Data shown ▸
========================================================================

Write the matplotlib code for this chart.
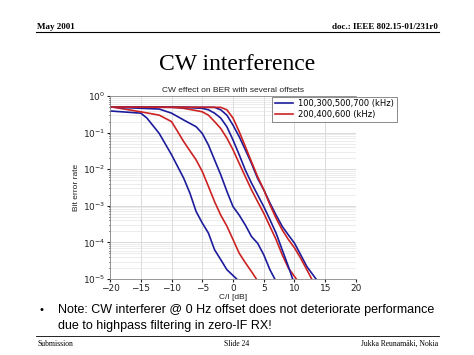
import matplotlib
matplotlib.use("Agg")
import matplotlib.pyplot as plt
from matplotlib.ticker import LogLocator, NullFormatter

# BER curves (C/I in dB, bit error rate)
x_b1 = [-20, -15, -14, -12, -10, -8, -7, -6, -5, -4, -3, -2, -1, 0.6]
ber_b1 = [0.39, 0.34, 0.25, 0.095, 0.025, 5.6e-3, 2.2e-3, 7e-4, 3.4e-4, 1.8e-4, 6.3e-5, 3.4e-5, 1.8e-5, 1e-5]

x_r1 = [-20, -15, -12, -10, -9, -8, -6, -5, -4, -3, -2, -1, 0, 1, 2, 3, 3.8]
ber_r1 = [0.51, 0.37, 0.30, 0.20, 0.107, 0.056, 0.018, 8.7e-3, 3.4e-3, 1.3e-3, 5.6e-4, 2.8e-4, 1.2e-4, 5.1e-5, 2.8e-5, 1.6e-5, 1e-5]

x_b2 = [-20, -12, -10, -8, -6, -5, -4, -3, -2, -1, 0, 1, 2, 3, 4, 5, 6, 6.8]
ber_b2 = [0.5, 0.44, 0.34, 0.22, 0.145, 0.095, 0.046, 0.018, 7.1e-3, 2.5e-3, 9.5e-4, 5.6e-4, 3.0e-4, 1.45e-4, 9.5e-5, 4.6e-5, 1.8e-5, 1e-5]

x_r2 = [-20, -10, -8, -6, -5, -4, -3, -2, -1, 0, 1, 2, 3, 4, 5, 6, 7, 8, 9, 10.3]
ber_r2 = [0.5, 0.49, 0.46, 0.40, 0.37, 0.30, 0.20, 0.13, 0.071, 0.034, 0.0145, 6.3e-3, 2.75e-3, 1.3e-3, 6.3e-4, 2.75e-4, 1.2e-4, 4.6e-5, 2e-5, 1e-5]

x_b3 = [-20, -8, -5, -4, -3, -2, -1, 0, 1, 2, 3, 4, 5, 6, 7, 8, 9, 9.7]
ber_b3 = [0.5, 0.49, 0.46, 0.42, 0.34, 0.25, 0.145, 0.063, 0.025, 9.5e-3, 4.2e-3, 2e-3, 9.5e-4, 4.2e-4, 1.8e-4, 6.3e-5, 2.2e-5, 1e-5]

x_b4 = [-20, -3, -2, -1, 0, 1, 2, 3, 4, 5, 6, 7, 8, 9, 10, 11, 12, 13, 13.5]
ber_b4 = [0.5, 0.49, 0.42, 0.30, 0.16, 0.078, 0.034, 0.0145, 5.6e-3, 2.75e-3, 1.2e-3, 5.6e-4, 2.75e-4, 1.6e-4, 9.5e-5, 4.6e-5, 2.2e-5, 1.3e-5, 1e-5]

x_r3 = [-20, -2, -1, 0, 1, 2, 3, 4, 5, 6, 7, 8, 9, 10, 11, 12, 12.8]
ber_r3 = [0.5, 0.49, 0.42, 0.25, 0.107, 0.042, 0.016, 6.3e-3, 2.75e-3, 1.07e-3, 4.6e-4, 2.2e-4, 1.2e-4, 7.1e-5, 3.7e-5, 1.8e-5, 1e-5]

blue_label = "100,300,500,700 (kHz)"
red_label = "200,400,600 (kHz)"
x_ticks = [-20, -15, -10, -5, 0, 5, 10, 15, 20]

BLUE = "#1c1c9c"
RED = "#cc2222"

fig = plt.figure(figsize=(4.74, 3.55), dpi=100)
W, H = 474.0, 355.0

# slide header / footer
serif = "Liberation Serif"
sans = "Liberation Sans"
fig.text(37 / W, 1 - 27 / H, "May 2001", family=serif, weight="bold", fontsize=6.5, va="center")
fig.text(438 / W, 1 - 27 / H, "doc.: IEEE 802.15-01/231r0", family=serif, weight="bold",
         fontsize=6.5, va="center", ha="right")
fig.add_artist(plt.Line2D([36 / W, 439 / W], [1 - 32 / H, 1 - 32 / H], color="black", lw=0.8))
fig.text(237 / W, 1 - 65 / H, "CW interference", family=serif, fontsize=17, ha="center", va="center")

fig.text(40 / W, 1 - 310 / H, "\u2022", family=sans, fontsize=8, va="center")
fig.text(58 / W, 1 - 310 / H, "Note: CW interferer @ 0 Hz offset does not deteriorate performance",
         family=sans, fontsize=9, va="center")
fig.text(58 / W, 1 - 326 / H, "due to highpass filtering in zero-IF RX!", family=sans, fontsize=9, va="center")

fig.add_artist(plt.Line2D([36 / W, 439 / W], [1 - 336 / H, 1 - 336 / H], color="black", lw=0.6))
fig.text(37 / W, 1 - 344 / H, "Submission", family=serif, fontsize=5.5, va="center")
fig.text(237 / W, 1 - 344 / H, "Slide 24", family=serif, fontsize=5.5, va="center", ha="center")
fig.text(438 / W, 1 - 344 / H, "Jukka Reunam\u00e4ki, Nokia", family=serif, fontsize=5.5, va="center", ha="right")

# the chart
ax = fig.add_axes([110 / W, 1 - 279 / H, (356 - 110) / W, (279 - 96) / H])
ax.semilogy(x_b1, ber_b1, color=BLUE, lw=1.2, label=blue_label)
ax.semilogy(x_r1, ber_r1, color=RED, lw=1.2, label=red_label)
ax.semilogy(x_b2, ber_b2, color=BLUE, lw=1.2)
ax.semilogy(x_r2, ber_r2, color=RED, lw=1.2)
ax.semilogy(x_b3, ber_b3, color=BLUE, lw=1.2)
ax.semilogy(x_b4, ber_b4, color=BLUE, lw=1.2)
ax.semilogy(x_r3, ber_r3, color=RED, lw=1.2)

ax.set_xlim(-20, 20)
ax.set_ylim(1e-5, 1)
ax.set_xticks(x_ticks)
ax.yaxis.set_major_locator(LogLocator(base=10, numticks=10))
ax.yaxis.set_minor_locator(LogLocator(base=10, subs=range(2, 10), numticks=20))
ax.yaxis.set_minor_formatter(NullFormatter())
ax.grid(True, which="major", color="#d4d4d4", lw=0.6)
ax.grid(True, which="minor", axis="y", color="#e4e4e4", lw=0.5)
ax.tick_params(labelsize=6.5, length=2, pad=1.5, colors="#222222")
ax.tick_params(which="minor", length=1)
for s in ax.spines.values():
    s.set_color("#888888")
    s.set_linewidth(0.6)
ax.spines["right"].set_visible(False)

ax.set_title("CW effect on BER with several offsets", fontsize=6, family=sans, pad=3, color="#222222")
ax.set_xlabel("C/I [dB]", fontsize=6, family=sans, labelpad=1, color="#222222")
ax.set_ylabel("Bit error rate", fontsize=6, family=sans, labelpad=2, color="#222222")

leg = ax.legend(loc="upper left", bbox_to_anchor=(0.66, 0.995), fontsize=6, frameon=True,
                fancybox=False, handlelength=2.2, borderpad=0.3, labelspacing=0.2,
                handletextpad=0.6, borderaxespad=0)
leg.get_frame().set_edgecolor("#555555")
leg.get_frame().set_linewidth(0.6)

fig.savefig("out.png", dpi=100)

========================================================================

Problem ▸ Output each line exactly; omit every picture.

Worked answer ▸
Write the matplotlib code for this chart.
import matplotlib
matplotlib.use("Agg")
import matplotlib.pyplot as plt
from matplotlib.ticker import LogLocator, NullFormatter

# BER curves (C/I in dB, bit error rate)
x_b1 = [-20, -15, -14, -12, -10, -8, -7, -6, -5, -4, -3, -2, -1, 0.6]
ber_b1 = [0.39, 0.34, 0.25, 0.095, 0.025, 5.6e-3, 2.2e-3, 7e-4, 3.4e-4, 1.8e-4, 6.3e-5, 3.4e-5, 1.8e-5, 1e-5]

x_r1 = [-20, -15, -12, -10, -9, -8, -6, -5, -4, -3, -2, -1, 0, 1, 2, 3, 3.8]
ber_r1 = [0.51, 0.37, 0.30, 0.20, 0.107, 0.056, 0.018, 8.7e-3, 3.4e-3, 1.3e-3, 5.6e-4, 2.8e-4, 1.2e-4, 5.1e-5, 2.8e-5, 1.6e-5, 1e-5]

x_b2 = [-20, -12, -10, -8, -6, -5, -4, -3, -2, -1, 0, 1, 2, 3, 4, 5, 6, 6.8]
ber_b2 = [0.5, 0.44, 0.34, 0.22, 0.145, 0.095, 0.046, 0.018, 7.1e-3, 2.5e-3, 9.5e-4, 5.6e-4, 3.0e-4, 1.45e-4, 9.5e-5, 4.6e-5, 1.8e-5, 1e-5]

x_r2 = [-20, -10, -8, -6, -5, -4, -3, -2, -1, 0, 1, 2, 3, 4, 5, 6, 7, 8, 9, 10.3]
ber_r2 = [0.5, 0.49, 0.46, 0.40, 0.37, 0.30, 0.20, 0.13, 0.071, 0.034, 0.0145, 6.3e-3, 2.75e-3, 1.3e-3, 6.3e-4, 2.75e-4, 1.2e-4, 4.6e-5, 2e-5, 1e-5]

x_b3 = [-20, -8, -5, -4, -3, -2, -1, 0, 1, 2, 3, 4, 5, 6, 7, 8, 9, 9.7]
ber_b3 = [0.5, 0.49, 0.46, 0.42, 0.34, 0.25, 0.145, 0.063, 0.025, 9.5e-3, 4.2e-3, 2e-3, 9.5e-4, 4.2e-4, 1.8e-4, 6.3e-5, 2.2e-5, 1e-5]

x_b4 = [-20, -3, -2, -1, 0, 1, 2, 3, 4, 5, 6, 7, 8, 9, 10, 11, 12, 13, 13.5]
ber_b4 = [0.5, 0.49, 0.42, 0.30, 0.16, 0.078, 0.034, 0.0145, 5.6e-3, 2.75e-3, 1.2e-3, 5.6e-4, 2.75e-4, 1.6e-4, 9.5e-5, 4.6e-5, 2.2e-5, 1.3e-5, 1e-5]

x_r3 = [-20, -2, -1, 0, 1, 2, 3, 4, 5, 6, 7, 8, 9, 10, 11, 12, 12.8]
ber_r3 = [0.5, 0.49, 0.42, 0.25, 0.107, 0.042, 0.016, 6.3e-3, 2.75e-3, 1.07e-3, 4.6e-4, 2.2e-4, 1.2e-4, 7.1e-5, 3.7e-5, 1.8e-5, 1e-5]

blue_label = "100,300,500,700 (kHz)"
red_label = "200,400,600 (kHz)"
x_ticks = [-20, -15, -10, -5, 0, 5, 10, 15, 20]

BLUE = "#1c1c9c"
RED = "#cc2222"

fig = plt.figure(figsize=(4.74, 3.55), dpi=100)
W, H = 474.0, 355.0

# slide header / footer
serif = "Liberation Serif"
sans = "Liberation Sans"
fig.text(37 / W, 1 - 27 / H, "May 2001", family=serif, weight="bold", fontsize=6.5, va="center")
fig.text(438 / W, 1 - 27 / H, "doc.: IEEE 802.15-01/231r0", family=serif, weight="bold",
         fontsize=6.5, va="center", ha="right")
fig.add_artist(plt.Line2D([36 / W, 439 / W], [1 - 32 / H, 1 - 32 / H], color="black", lw=0.8))
fig.text(237 / W, 1 - 65 / H, "CW interference", family=serif, fontsize=17, ha="center", va="center")

fig.text(40 / W, 1 - 310 / H, "\u2022", family=sans, fontsize=8, va="center")
fig.text(58 / W, 1 - 310 / H, "Note: CW interferer @ 0 Hz offset does not deteriorate performance",
         family=sans, fontsize=9, va="center")
fig.text(58 / W, 1 - 326 / H, "due to highpass filtering in zero-IF RX!", family=sans, fontsize=9, va="center")

fig.add_artist(plt.Line2D([36 / W, 439 / W], [1 - 336 / H, 1 - 336 / H], color="black", lw=0.6))
fig.text(37 / W, 1 - 344 / H, "Submission", family=serif, fontsize=5.5, va="center")
fig.text(237 / W, 1 - 344 / H, "Slide 24", family=serif, fontsize=5.5, va="center", ha="center")
fig.text(438 / W, 1 - 344 / H, "Jukka Reunam\u00e4ki, Nokia", family=serif, fontsize=5.5, va="center", ha="right")

# the chart
ax = fig.add_axes([110 / W, 1 - 279 / H, (356 - 110) / W, (279 - 96) / H])
ax.semilogy(x_b1, ber_b1, color=BLUE, lw=1.2, label=blue_label)
ax.semilogy(x_r1, ber_r1, color=RED, lw=1.2, label=red_label)
ax.semilogy(x_b2, ber_b2, color=BLUE, lw=1.2)
ax.semilogy(x_r2, ber_r2, color=RED, lw=1.2)
ax.semilogy(x_b3, ber_b3, color=BLUE, lw=1.2)
ax.semilogy(x_b4, ber_b4, color=BLUE, lw=1.2)
ax.semilogy(x_r3, ber_r3, color=RED, lw=1.2)

ax.set_xlim(-20, 20)
ax.set_ylim(1e-5, 1)
ax.set_xticks(x_ticks)
ax.yaxis.set_major_locator(LogLocator(base=10, numticks=10))
ax.yaxis.set_minor_locator(LogLocator(base=10, subs=range(2, 10), numticks=20))
ax.yaxis.set_minor_formatter(NullFormatter())
ax.grid(True, which="major", color="#d4d4d4", lw=0.6)
ax.grid(True, which="minor", axis="y", color="#e4e4e4", lw=0.5)
ax.tick_params(labelsize=6.5, length=2, pad=1.5, colors="#222222")
ax.tick_params(which="minor", length=1)
for s in ax.spines.values():
    s.set_color("#888888")
    s.set_linewidth(0.6)
ax.spines["right"].set_visible(False)

ax.set_title("CW effect on BER with several offsets", fontsize=6, family=sans, pad=3, color="#222222")
ax.set_xlabel("C/I [dB]", fontsize=6, family=sans, labelpad=1, color="#222222")
ax.set_ylabel("Bit error rate", fontsize=6, family=sans, labelpad=2, color="#222222")

leg = ax.legend(loc="upper left", bbox_to_anchor=(0.66, 0.995), fontsize=6, frameon=True,
                fancybox=False, handlelength=2.2, borderpad=0.3, labelspacing=0.2,
                handletextpad=0.6, borderaxespad=0)
leg.get_frame().set_edgecolor("#555555")
leg.get_frame().set_linewidth(0.6)

fig.savefig("out.png", dpi=100)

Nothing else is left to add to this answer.